C’est en dépoussiérant quelques vieux classiques que Le Musicodrome vous propose pour ce début de mois d’avril un morceau qui nous vient tout droit de la Bretagne, et qui résonne comme un hymne d’insoumission, d’appartenance à une culture locale, mais aussi qui est transcendé d’idées humanistes.
La Blanche Hermine, de l’écrivain et chansonnier Gilles Servat, qu’on vous propose d’écouter aujourd’hui. Écrite en 1970, et « discographiée » sur un album éponyme sortie en 1972, elle a vu le jour dans un petit bistrot breton à Paris dans lequel le chanteur faisait la manche. L’on retrouve dans ce morceau un esprit folk, un peu beatnik, qui a marqué le mouvement soixantehuitard, mêlé à un chant guerrier incitant les bretons à la révolte.
L’Hermine est l’animal emblématique de l’ancien duché de Bretagne, avec une devise sans concession « Plutôt la mort que la souillure ». En 1975, Gilles Servat changea un couplet, car emprunt de misogynie, et la chanson prit le nom de Le départ du Partisan.
Dans ce texte, même si il est question de combat, voir de guerre, l’on retient surtout qu’il s’agit d’un appel à la lutte, à ne pas ployer le genoux face aux plus grands, ceci pour pouvoir faire vivre identité et culture populaire. Certaines personnes aux idées royalistes, ou extrêmistes-nationalistes, ont eu des problèmes d’auditions et ont récupéré cette chanson sans en comprendre, ni le contexte, ni les textes. C’est avec verve que Gilles Servat a remit les points sur les i, et tenu à redonner le véritable pelage au mustélidé, dans Touche pas à la blanche hermine…

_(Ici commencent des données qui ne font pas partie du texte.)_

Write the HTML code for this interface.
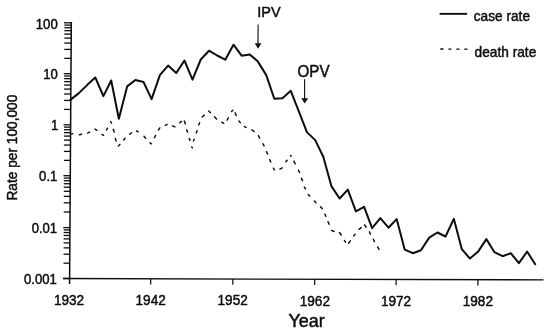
<!DOCTYPE html>
<html><head><meta charset="utf-8"><title>Polio rates</title>
<style>
html,body{margin:0;padding:0;background:#fff;}
svg{display:block;}
text{font-family:"Liberation Sans",sans-serif;fill:#0d0d0d;stroke:#0d0d0d;stroke-width:0.45px;stroke-linejoin:round;}
</style></head>
<body>
<svg width="550" height="334" viewBox="0 0 550 334">
<rect width="550" height="334" fill="#fff"/>
<g stroke="#0d0d0d" fill="none">
<line x1="71.3" y1="22.3" x2="69.57" y2="284.0" stroke-width="1.5"/>
<line x1="63.1" y1="278.55" x2="543.5" y2="279.9" stroke-width="1.4"/>
<g stroke-width="1.3"><line x1="63.08" y1="278.50" x2="69.60" y2="278.50"/><line x1="63.53" y1="263.18" x2="69.70" y2="263.18"/><line x1="63.56" y1="254.21" x2="69.76" y2="254.21"/><line x1="63.58" y1="247.86" x2="69.80" y2="247.86"/><line x1="63.60" y1="242.92" x2="69.84" y2="242.92"/><line x1="63.62" y1="238.89" x2="69.86" y2="238.89"/><line x1="63.63" y1="235.48" x2="69.89" y2="235.48"/><line x1="63.64" y1="232.53" x2="69.91" y2="232.53"/><line x1="63.65" y1="229.93" x2="69.92" y2="229.93"/><line x1="63.25" y1="227.60" x2="69.94" y2="227.60"/><line x1="63.71" y1="211.98" x2="70.04" y2="211.98"/><line x1="63.74" y1="202.84" x2="70.10" y2="202.84"/><line x1="63.76" y1="196.35" x2="70.15" y2="196.35"/><line x1="63.78" y1="191.32" x2="70.18" y2="191.32"/><line x1="63.79" y1="187.21" x2="70.21" y2="187.21"/><line x1="63.80" y1="183.74" x2="70.23" y2="183.74"/><line x1="63.81" y1="180.73" x2="70.25" y2="180.73"/><line x1="63.82" y1="178.07" x2="70.27" y2="178.07"/><line x1="63.43" y1="175.70" x2="70.28" y2="175.70"/><line x1="63.88" y1="160.38" x2="70.39" y2="160.38"/><line x1="63.91" y1="151.41" x2="70.45" y2="151.41"/><line x1="63.93" y1="145.06" x2="70.49" y2="145.06"/><line x1="63.95" y1="140.12" x2="70.52" y2="140.12"/><line x1="63.96" y1="136.09" x2="70.55" y2="136.09"/><line x1="63.98" y1="132.68" x2="70.57" y2="132.68"/><line x1="63.99" y1="129.73" x2="70.59" y2="129.73"/><line x1="64.00" y1="127.13" x2="70.61" y2="127.13"/><line x1="63.60" y1="124.80" x2="70.62" y2="124.80"/><line x1="64.06" y1="109.42" x2="70.72" y2="109.42"/><line x1="64.09" y1="100.42" x2="70.78" y2="100.42"/><line x1="64.11" y1="94.03" x2="70.83" y2="94.03"/><line x1="64.12" y1="89.08" x2="70.86" y2="89.08"/><line x1="64.14" y1="85.04" x2="70.89" y2="85.04"/><line x1="64.15" y1="81.62" x2="70.91" y2="81.62"/><line x1="64.16" y1="78.65" x2="70.93" y2="78.65"/><line x1="64.17" y1="76.04" x2="70.95" y2="76.04"/><line x1="63.78" y1="73.70" x2="70.96" y2="73.70"/><line x1="64.23" y1="58.38" x2="71.06" y2="58.38"/><line x1="64.26" y1="49.41" x2="71.12" y2="49.41"/><line x1="64.28" y1="43.06" x2="71.17" y2="43.06"/><line x1="64.30" y1="38.12" x2="71.20" y2="38.12"/><line x1="64.31" y1="34.09" x2="71.22" y2="34.09"/><line x1="64.32" y1="30.68" x2="71.25" y2="30.68"/><line x1="64.33" y1="27.73" x2="71.27" y2="27.73"/><line x1="64.34" y1="25.13" x2="71.28" y2="25.13"/><line x1="63.95" y1="22.80" x2="72.05" y2="22.80"/></g>
<g stroke-width="1.2"><line x1="150.70" y1="278.80" x2="150.67" y2="284.60"/><line x1="232.80" y1="279.03" x2="232.77" y2="284.83"/><line x1="314.70" y1="279.26" x2="314.67" y2="285.06"/><line x1="396.10" y1="279.49" x2="396.07" y2="285.29"/><line x1="477.90" y1="279.72" x2="477.87" y2="285.52"/></g>
</g>
<g><text transform="translate(35.82,28.84) scale(1,1.06)" font-size="13.1px" >100</text><text transform="translate(43.16,79.24) scale(1,1.06)" font-size="13.1px" >10</text><text transform="translate(50.99,130.18) scale(1,1.06)" font-size="13.1px" >1</text><text transform="translate(39.12,181.34) scale(1,1.06)" font-size="13.1px" >0.1</text><text transform="translate(31.68,232.54) scale(1,1.06)" font-size="13.1px" >0.01</text><text transform="translate(23.98,284.14) scale(1,1.06)" font-size="13.1px" >0.001</text><text transform="translate(53.94,304.63) scale(1,1.05)" font-size="13.6px" >1932</text><text transform="translate(135.54,304.93) scale(1,1.05)" font-size="13.6px" >1942</text><text transform="translate(217.54,305.23) scale(1,1.05)" font-size="13.6px" >1952</text><text transform="translate(299.74,305.53) scale(1,1.05)" font-size="13.6px" >1962</text><text transform="translate(380.94,305.63) scale(1,1.05)" font-size="13.6px" >1972</text><text transform="translate(462.74,305.83) scale(1,1.05)" font-size="13.6px" >1982</text></g>
<text transform="translate(17.2,200.6) rotate(-90) scale(1,1.06)" font-size="13.72px">Rate per 100,000</text>
<text transform="translate(288.49,326.78) scale(1,1.06)" font-size="18.0px" >Year</text>
<text transform="translate(257.32,17.47) scale(1,1.07)" font-size="14.55px" >IPV</text>
<text transform="translate(297.47,76.62) scale(1,1.045)" font-size="15.2px" >OPV</text>
<g stroke="#0d0d0d" stroke-width="1.1" fill="#0d0d0d">
<line x1="258.1" y1="24.5" x2="258.0" y2="44"/><polygon points="254.8,43.2 261.4,43.2 258.1,48.8" stroke="none"/>
<line x1="304.6" y1="79.2" x2="304.6" y2="99"/><polygon points="301.3,98.2 308.1,98.2 304.7,103.6" stroke="none"/>
</g>
<polyline points="70.69,99.6 78.89,93.1 87.10,85.1 95.30,77.5 103.37,96.1 111.21,80.5 118.84,118.7 127.16,86.4 135.36,80.0 143.51,82.0 151.59,99.1 159.87,75.1 168.08,65.6 176.21,73.1 184.44,60.5 192.50,79.6 200.77,59.5 208.98,50.7 217.12,55.5 225.26,59.7 233.50,44.7 241.61,55.7 249.78,54.5 257.91,61.6 266.25,75.1 274.30,98.8 282.47,98.2 290.77,90.8 298.83,111.3 306.89,132.1 315.21,140.1 323.29,156.8 331.51,186.4 339.62,198.5 347.82,189.6 355.88,211.3 364.07,206.8 372.12,228.1 380.33,218.1 388.45,227.7 396.66,219.1 404.67,249.6 412.81,253.2 420.99,250.2 429.22,237.6 437.41,232.5 445.55,236.5 453.81,218.8 461.82,249.2 469.94,258.6 478.13,251.6 486.36,239.1 494.46,252.2 502.60,256.2 510.78,253.2 518.90,263.2 527.12,251.6 535.22,264.2" fill="none" stroke="#0d0d0d" stroke-width="2" stroke-linejoin="round" stroke-linecap="round"/>
<g fill="none" stroke="#0d0d0d" stroke-width="1.45" stroke-linejoin="round" stroke-linecap="round"><polyline points="71.61,133.77 72.65,133.77"/><polyline points="79.50,134.79 81.57,134.24"/><polyline points="87.53,133.03 89.51,132.04"/><polyline points="95.08,129.13 96.96,130.34"/><polyline points="102.01,134.39 103.54,135.30"/><polyline points="106.43,130.00 107.52,128.15"/><polyline points="110.58,121.54 111.61,123.10"/><polyline points="113.25,129.35 114.21,132.10"/><polyline points="115.24,138.41 116.18,141.00"/><polyline points="118.42,145.92 119.92,144.53"/><polyline points="123.65,139.95 125.07,138.31"/><polyline points="129.65,134.26 131.58,132.79"/><polyline points="136.59,130.78 138.15,131.82"/><polyline points="143.99,136.33 145.73,138.30"/><polyline points="150.00,142.82 151.41,143.83"/><polyline points="154.29,137.75 155.70,135.40"/><polyline points="158.43,130.02 159.79,127.97"/><polyline points="165.21,125.31 167.17,124.44"/><polyline points="172.62,125.78 174.93,126.94"/><polyline points="179.66,122.75 181.56,121.40"/><polyline points="184.35,121.11 185.43,123.87"/><polyline points="186.66,129.84 187.57,132.11"/><polyline points="189.15,138.39 190.02,140.35"/><polyline points="191.74,147.05 192.37,147.84"/><polyline points="193.42,141.01 194.16,139.22"/><polyline points="196.22,132.93 197.13,130.66"/><polyline points="198.69,125.02 199.60,122.75"/><polyline points="202.20,116.95 204.32,115.18"/><polyline points="208.76,111.10 210.45,112.79"/><polyline points="214.51,116.87 216.56,119.04"/><polyline points="221.79,122.19 223.64,123.28"/><polyline points="227.17,120.10 228.32,117.79"/><polyline points="231.59,111.47 232.79,110.27"/><polyline points="235.05,112.86 236.25,115.48"/><polyline points="238.96,121.02 240.25,122.63"/><polyline points="244.39,126.59 246.19,127.44"/><polyline points="251.76,129.95 254.14,131.50"/><polyline points="258.45,135.59 259.64,138.21"/><polyline points="263.01,143.78 264.12,145.78"/><polyline points="266.45,151.69 267.60,154.01"/><polyline points="269.72,159.78 270.75,162.07"/><polyline points="273.40,168.15 274.49,170.00"/><polyline points="279.87,169.08 282.19,167.92"/><polyline points="285.82,161.81 287.11,160.20"/><polyline points="290.50,155.52 291.16,156.11"/><polyline points="293.93,161.10 295.14,163.88"/><polyline points="298.41,170.15 299.56,172.46"/><polyline points="301.37,178.38 302.53,180.69"/><polyline points="304.34,187.06 305.43,188.92"/><polyline points="308.23,194.41 309.78,196.07"/><polyline points="314.33,200.98 316.03,202.68"/><polyline points="320.57,206.77 322.31,208.75"/><polyline points="324.84,214.07 325.87,216.36"/><polyline points="327.97,221.65 329.16,224.27"/><polyline points="331.54,230.42 333.99,231.47"/><polyline points="339.43,232.47 341.26,235.03"/><polyline points="344.40,240.43 345.57,242.14"/><polyline points="348.66,243.27 350.29,240.81"/><polyline points="353.79,235.87 355.08,234.26"/><polyline points="359.13,229.35 361.10,227.60"/><polyline points="364.60,224.85 366.20,227.24"/><polyline points="369.34,231.85 370.50,234.16"/><polyline points="373.29,239.26 374.45,241.58"/><polyline points="377.61,246.99 379.03,249.34"/></g>
<line x1="439.6" y1="13.85" x2="467.1" y2="13.85" stroke="#0d0d0d" stroke-width="1.9"/>
<line x1="440.8" y1="49.0" x2="468.0" y2="49.2" stroke="#0d0d0d" stroke-width="1.35" stroke-dasharray="2.2 5.8" stroke-linecap="round"/>
<text transform="translate(473.68,21.33) scale(1,1.04)" font-size="13.7px" >case rate</text>
<text transform="translate(474.58,56.83) scale(1,1.06)" font-size="13.7px" >death rate</text>
</svg>
</body></html>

Bercé par les textes de Ferré et Brassens, c’est en écoutant d’autres de ces textes que l’on comprend mieux les idées de l’Homme. Généralement hostile à l’ordre établi, il apparaît aussi comme un fervent défenseur de l’environnement et de la paysannerie, en témoignent certaines de ses chansons d’époque critiquant notamment le remembrement (passage de l’agriculture paysanne, à l’agriculture industrielle et massivement chimique). Mais aussi sa propre réadaptation de La blanche Hermine, en hommage aux Zadistes de Notre-Dame-des-Landes, en critique et virulence à l’égard de ce projet du passé, dépassé, où l’alliance Multinationale/État se fait symbole du capitalisme forcené et sans limite. C’est également en défense des classes populaires que se présente cette chanson, comme d’autres du répertoire (Les Prolétaires), lors de mouvements sociaux en 75, avec la grève du Joint Français, ou plus récemment avec les bonnets rouges. En 2007, Les Ramoneurs de Menirs reprennent le chant avec le style qu’on leur connaît, l’on entend même Gilles Servat sur les dernier couplet.
Même 47 ans après son écriture, ce texte peut encore raisonner puisque depuis nous sommes allé plus loin dans le massacre des cultures locales, des identités, des savoirs faire, des langues. Vous l’aurez compris, il ne s’agit pas de revendiquer ou d’encourager un repli identitaire, ou une idéologie du « c’était mieux avant ». Mais de montrer du doigt ce rouleau compresseur qui détruit les pratiques populaires alors que ce sont elles qui donnent de l’autonomie, et favorisent l’autosuffisance des peuples. On est pas fan des citations habituellement, mais y en a deux/trois qui ont des petites phrases plutôt bien senties, et implacables… Notamment un certain Bakounine, « l’uniformité c’est la mort. La diversité c’est la vie. »
Bonne écoute à vous !
Et dire qu’elle a bercé les soirées chants du Clos dans les années 80/90…Colonie des monts du Forez bien loin de la Bretagne de Gilles S.